Impedance is purely resistive (minimum for series, maximum for parallel)
Current is maximum for series, minimum for parallel
Voltage and current are in phase (θ = 0°)
Energy oscillates between L and C with minimal loss

What’s the significance of the quality factor (Q)?

The quality factor (Q) is a dimensionless parameter that describes how underdamped a resonator is, and characterizes a resonator’s bandwidth relative to its center frequency:

Q = (1/R)√(L/C) = f₀/Δf

Where Δf is the bandwidth between half-power points.

Interpretation:

High Q (>10): Narrow bandwidth, sharp resonance peak, good frequency selectivity
Low Q (<10): Wide bandwidth, broad resonance, better transient response
Critical Damping (Q=0.5): No oscillation, fastest return to equilibrium

Applications:

High Q: Radio tuners, narrowband filters
Medium Q: Audio equalizers, oscillator circuits
Low Q: Wideband amplifiers, pulse circuits

For more on Q factor applications, see this University of Kansas resource on resonator design.

How does circuit configuration (series vs parallel) affect behavior?

Property	Series RLC	Parallel RLC
Impedance at Resonance	Minimum (Z = R)	Maximum (Z = R)
Current at Resonance	Maximum (I = V/R)	Minimum (I = V/R)
Voltage Distribution	Voltage divides across components	Same voltage across all components
Current Distribution	Same current through all components	Current divides through components
Bandwidth	Narrower for same Q	Wider for same Q
Primary Use	Bandpass filters, notch filters	Bandstop filters, tank circuits

Key Insight: Series circuits are voltage dividers while parallel circuits are current dividers. The choice depends on whether you need to control voltage or current in your application.

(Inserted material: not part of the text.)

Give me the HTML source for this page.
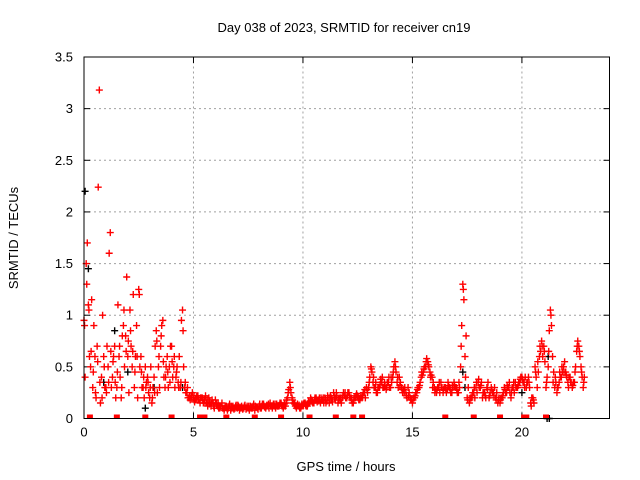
<!DOCTYPE html>
<html><head><meta charset="utf-8"><style>
body{margin:0;background:#fff;}
svg{display:block;font-family:"Liberation Sans",sans-serif;}
</style></head><body>
<svg id="chart" width="640" height="480" viewBox="0 0 640 480">
<text x="344" y="32" font-size="13" text-anchor="middle">Day 038 of 2023, SRMTID for receiver cn19</text>
<text transform="translate(18,238) rotate(-90)" font-size="13" text-anchor="middle">SRMTID / TECUs</text>
<text x="346" y="471" font-size="13" text-anchor="middle">GPS time / hours</text>
<g id="grid"></g><g id="axes"></g><g id="marks"></g>
<rect x="84" y="57" width="525.5" height="361.5" fill="none" stroke="#000" stroke-width="1"/>
</svg>
<script>
const xTicks=[0,5,10,15,20];
const yTicks=[0,0.5,1,1.5,2,2.5,3,3.5];
const yTickLabels=["0","0.5","1","1.5","2","2.5","3","3.5"];
const redA=[
0.95,1.5,1.1,0.5,0.3,0.6,0.7,3.18,0.4,0.6,
0.3,0.5,1.8,0.4,0.7,0.3,0.6,0.2,0.9,0.8,
0.6,1.05,0.5,0.3,0.9,1.25,0.6,0.3,0.5,0.4,
0.2,0.15,0.4,0.85,0.5,0.7,0.95,0.3,0.6,0.5,
0.7,0.5,0.4,0.35,0.3,1.05,0.3,0.25,0.2,0.22,
0.2,0.18,0.22,0.15,0.2,0.18,0.15,0.2,0.12,0.15,
0.18,0.12,0.1,0.15,0.08,0.12,0.1,0.08,0.12,0.1,
0.1,0.08,0.12,0.1,0.09,0.1,0.12,0.1,0.08,0.11,
0.12,0.1,0.14,0.1,0.12,0.15,0.1,0.12,0.14,0.12,
0.15,0.1,0.12,0.2,0.35,0.2,0.15,0.1,0.12,0.1,
0.12,0.15,0.12,0.15,0.18,0.15,0.2,0.18,0.15,0.18,
0.2,0.17,0.15,0.2,0.25,0.2,0.15,0.18,0.2,0.22,
0.2,0.25,0.2,0.15,0.2,0.22,0.18,0.2,0.25,0.3,
0.3,0.5,0.35,0.3,0.25,0.3,0.35,0.3,0.28,0.35,
0.3,0.4,0.55,0.35,0.4,0.3,0.28,0.25,0.3,0.2,
0.15,0.2,0.25,0.3,0.4,0.45,0.5,0.55,0.45,0.4,
0.3,0.25,0.3,0.35,0.25,0.3,0.28,0.3,0.25,0.35,
0.3,0.25,0.5,1.3,0.6,0.2,0.15,0.2,0.25,0.3,
0.35,0.3,0.2,0.25,0.3,0.2,0.3,0.25,0.2,0.15,
0.15,0.2,0.3,0.25,0.3,0.2,0.3,0.35,0.3,0.35,
0.4,0.35,0.3,0.4,0.15,0.2,0.5,0.3,0.6,0.75,
0.7,0.3,0.5,1.05,0.6,0.3,0.25,0.35,0.4,0.5,
0.45,0.35,0.4,0.3,0.35,0.65,0.7,0.5,0.3];
const redB=[
0.4,1.7,0.6,1.15,0.9,0.2,2.24,0.15,1.0,0.3,
0.7,1.6,0.3,0.6,0.2,1.1,0.4,0.8,0.5,1.37,
0.25,0.7,1.2,0.6,0.2,0.5,0.3,0.2,0.35,0.25,
0.5,0.3,0.7,0.25,0.3,0.9,0.4,0.5,0.3,0.7,
0.4,0.3,0.5,0.6,0.95,0.5,0.25,0.2,0.18,0.25,
0.16,0.22,0.18,0.2,0.15,0.22,0.12,0.16,0.18,0.1,
0.14,0.1,0.12,0.1,0.12,0.08,0.14,0.1,0.09,0.13,
0.12,0.1,0.09,0.13,0.12,0.08,0.1,0.14,0.11,0.09,
0.1,0.14,0.11,0.13,0.1,0.12,0.14,0.1,0.12,0.15,
0.12,0.14,0.18,0.28,0.25,0.15,0.12,0.14,0.1,0.14,
0.15,0.12,0.16,0.2,0.15,0.2,0.16,0.2,0.18,0.15,
0.15,0.2,0.22,0.16,0.2,0.22,0.2,0.15,0.25,0.2,
0.25,0.2,0.15,0.2,0.24,0.18,0.22,0.25,0.2,0.25,
0.4,0.45,0.3,0.25,0.3,0.38,0.3,0.32,0.35,0.3,
0.35,0.5,0.45,0.3,0.35,0.25,0.3,0.2,0.25,0.18,
0.2,0.25,0.3,0.35,0.42,0.5,0.58,0.5,0.42,0.35,
0.28,0.3,0.25,0.3,0.3,0.25,0.32,0.25,0.3,0.3,
0.25,0.3,0.9,1.15,0.8,0.3,0.2,0.25,0.2,0.25,
0.3,0.35,0.25,0.2,0.35,0.25,0.25,0.3,0.25,0.2,
0.2,0.25,0.25,0.3,0.25,0.3,0.25,0.3,0.35,0.4,
0.35,0.4,0.35,0.3,0.2,0.15,0.4,0.45,0.65,0.6,
0.55,0.4,0.85,0.9,0.45,0.35,0.3,0.4,0.45,0.55,
0.4,0.4,0.35,0.35,0.5,0.75,0.6,0.4,0.4];
const redC=[
0.9,1.3,1.05,0.65,0.45,0.25,0.55,0.35,0.2,0.5,
0.25,0.35,0.65,0.55,0.35,0.45,0.7,0.3,1.05,0.65,
0.75,0.85,0.65,0.45,0.6,1.2,0.45,0.4,0.3,0.35,
0.3,0.2,0.25,0.75,0.6,0.8,0.55,0.4,0.45,0.35,
0.55,0.6,0.45,0.3,0.35,0.85,0.35,0.3,0.22,0.2,
0.22,0.2,0.18,0.2,0.18,0.15,0.18,0.14,0.15,0.12,
0.15,0.14,0.12,0.1,0.1,0.1,0.12,0.12,0.1,0.12,
0.13,0.11,0.1,0.12,0.1,0.12,0.1,0.12,0.12,0.1,
0.14,0.12,0.12,0.12,0.14,0.12,0.12,0.14,0.12,0.13,
0.13,0.12,0.15,0.25,0.3,0.18,0.14,0.12,0.13,0.12,
0.14,0.13,0.14,0.17,0.16,0.18,0.18,0.17,0.2,0.2,
0.18,0.22,0.2,0.18,0.22,0.25,0.18,0.2,0.22,0.25,
0.22,0.22,0.18,0.18,0.22,0.2,0.2,0.22,0.28,0.28,
0.35,0.48,0.4,0.35,0.3,0.33,0.4,0.35,0.3,0.4,
0.4,0.45,0.5,0.4,0.32,0.28,0.25,0.22,0.22,0.18,
0.18,0.22,0.28,0.32,0.45,0.48,0.55,0.52,0.4,0.3,
0.25,0.28,0.35,0.3,0.28,0.28,0.35,0.28,0.32,0.32,
0.28,0.35,0.7,1.25,0.4,0.18,0.18,0.22,0.3,0.35,
0.38,0.32,0.25,0.22,0.28,0.22,0.28,0.22,0.18,0.18,
0.18,0.22,0.28,0.32,0.35,0.25,0.35,0.3,0.32,0.38,
0.38,0.3,0.35,0.35,0.12,0.18,0.45,0.55,0.7,0.7,
0.65,0.35,0.65,1.0,0.35,0.4,0.3,0.45,0.5,0.45,
0.42,0.3,0.35,0.32,0.45,0.7,0.65,0.45,0.35];
const zeroT=[0.27,1.5,2.8,4.0,5.3,5.5,6.5,7.8,9.0,10.3,11.5,12.3,12.7,16.5,17.8,19.0,20.1,20.2,21.1];
const blackT=[0.05,0.2,0.9,1.4,2.0,2.8,3.2,4.5,13.3,17.3,17.4,20.0,21.2,21.15,21.25];
const blackV=[2.2,1.45,0.35,0.85,0.45,0.1,0.3,0.3,0.3,0.45,0.3,0.25,0.6,0.0,0.0];
const stepH=0.1;
const X0=84,X1=609.5,Y0=418.5,Y1=57,XMAX=24,YMAX=3.5;
const xs=v=>X0+(X1-X0)*v/XMAX, ys=v=>Y0-(Y0-Y1)*v/YMAX;
const NS="http://www.w3.org/2000/svg";
function mk(tag,attrs,parent){const e=document.createElementNS(NS,tag);for(const k in attrs)e.setAttribute(k,attrs[k]);parent.appendChild(e);return e;}
const grid=document.getElementById('grid'),axes=document.getElementById('axes'),marks=document.getElementById('marks');
yTicks.forEach((v,i)=>{const y=ys(v);
 if(i>0&&i<yTicks.length-1){const g=mk('line',{x1:X0,x2:X1,y1:y,y2:y,stroke:'#a0a0a0','stroke-dasharray':'2,3'},grid);
 
 }
 mk('line',{x1:X0,x2:X0+6,y1:y,y2:y,stroke:'#000'},axes);
 mk('line',{x1:X1,x2:X1-6,y1:y,y2:y,stroke:'#000'},axes);
 const t=mk('text',{x:X0-11,y:y+4.5,'font-size':13,'text-anchor':'end'},axes);t.textContent=yTickLabels[i];
 
 });
xTicks.forEach(v=>{const x=xs(v);
 if(v>0){const g=mk('line',{x1:x,x2:x,y1:Y0,y2:Y1,stroke:'#a0a0a0','stroke-dasharray':'2,3'},grid);
 
 }
 mk('line',{x1:x,x2:x,y1:Y0,y2:Y0-6,stroke:'#000'},axes);
 mk('line',{x1:x,x2:x,y1:Y1,y2:Y1+6,stroke:'#000'},axes);
 const t=mk('text',{x:x,y:Y0+18,'font-size':13,'text-anchor':'middle'},axes);t.textContent=String(v);
 
 });
function plus(t,v,col,name){const x=xs(t),y=ys(v);
 const p=mk('path',{d:`M${x-3.5},${y}H${x+3.5}M${x},${y-3.5}V${y+3.5}`,stroke:col,'stroke-width':1.4,fill:'none'},marks);
 
 }
blackT.forEach((t,i)=>plus(t,blackV[i],'#000','black-point'));
redA.forEach((v,i)=>plus(i*stepH,v,'#ff0000','red-point'));
redB.forEach((v,i)=>plus(i*stepH+0.05,v,'#ff0000','red-point'));
redC.forEach((v,i)=>plus(i*stepH+0.025,v,'#ff0000','red-point'));
zeroT.forEach(t=>{const x=xs(t);const r=mk('rect',{x:x-3,y:Y0-4,width:6,height:4,fill:'#ff0000'},marks);
 
 });
</script>
</body></html>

What are some common mistakes when working with complex circuits?

Ignoring Frequency Dependence: Forgetting that reactance changes with frequency (X_L ∝ f, X_C ∝ 1/f)
Neglecting Parasitics: Assuming components are ideal (real capacitors have ESR, inductors have winding capacitance)
Phase Angle Misinterpretation: Confusing leading vs lagging power factors
Improper Grounding: Creating ground loops that affect measurements
Mismatched Impedances: Not considering source and load impedances in transfer functions
Overlooking Skin Effect: Using solid wire at high frequencies where current crowds at the surface
Incorrect Resonance Calculation: Using DC resistance instead of AC impedance in Q factor calculations
Neglecting Temperature Effects: Component values can change significantly with temperature
Improper Measurement Techniques: Not using differential probes for floating measurements
Assuming Linear Behavior: Many components (especially inductors) become nonlinear at high currents

For comprehensive circuit design guidelines, refer to the IEEE Standards Association electrical engineering resources.

Can this calculator handle non-sinusoidal waveforms?

This calculator assumes pure sinusoidal excitation, which is valid for:

Single-frequency AC analysis
Linear circuit components
Steady-state conditions

For non-sinusoidal waveforms (square, triangle, PWM):

Fourier Analysis: Decompose the waveform into its sinusoidal components and analyze each frequency separately
Time-Domain Analysis: Use differential equations or simulation tools like SPICE for transient response
Harmonic Distortion: Consider that non-linear components will generate harmonics not accounted for in this calculator
Duty Cycle Effects: For PWM signals, the effective resistance may change with duty cycle

For complex waveform analysis, specialized tools like Simulink or ANSYS HFSS are recommended.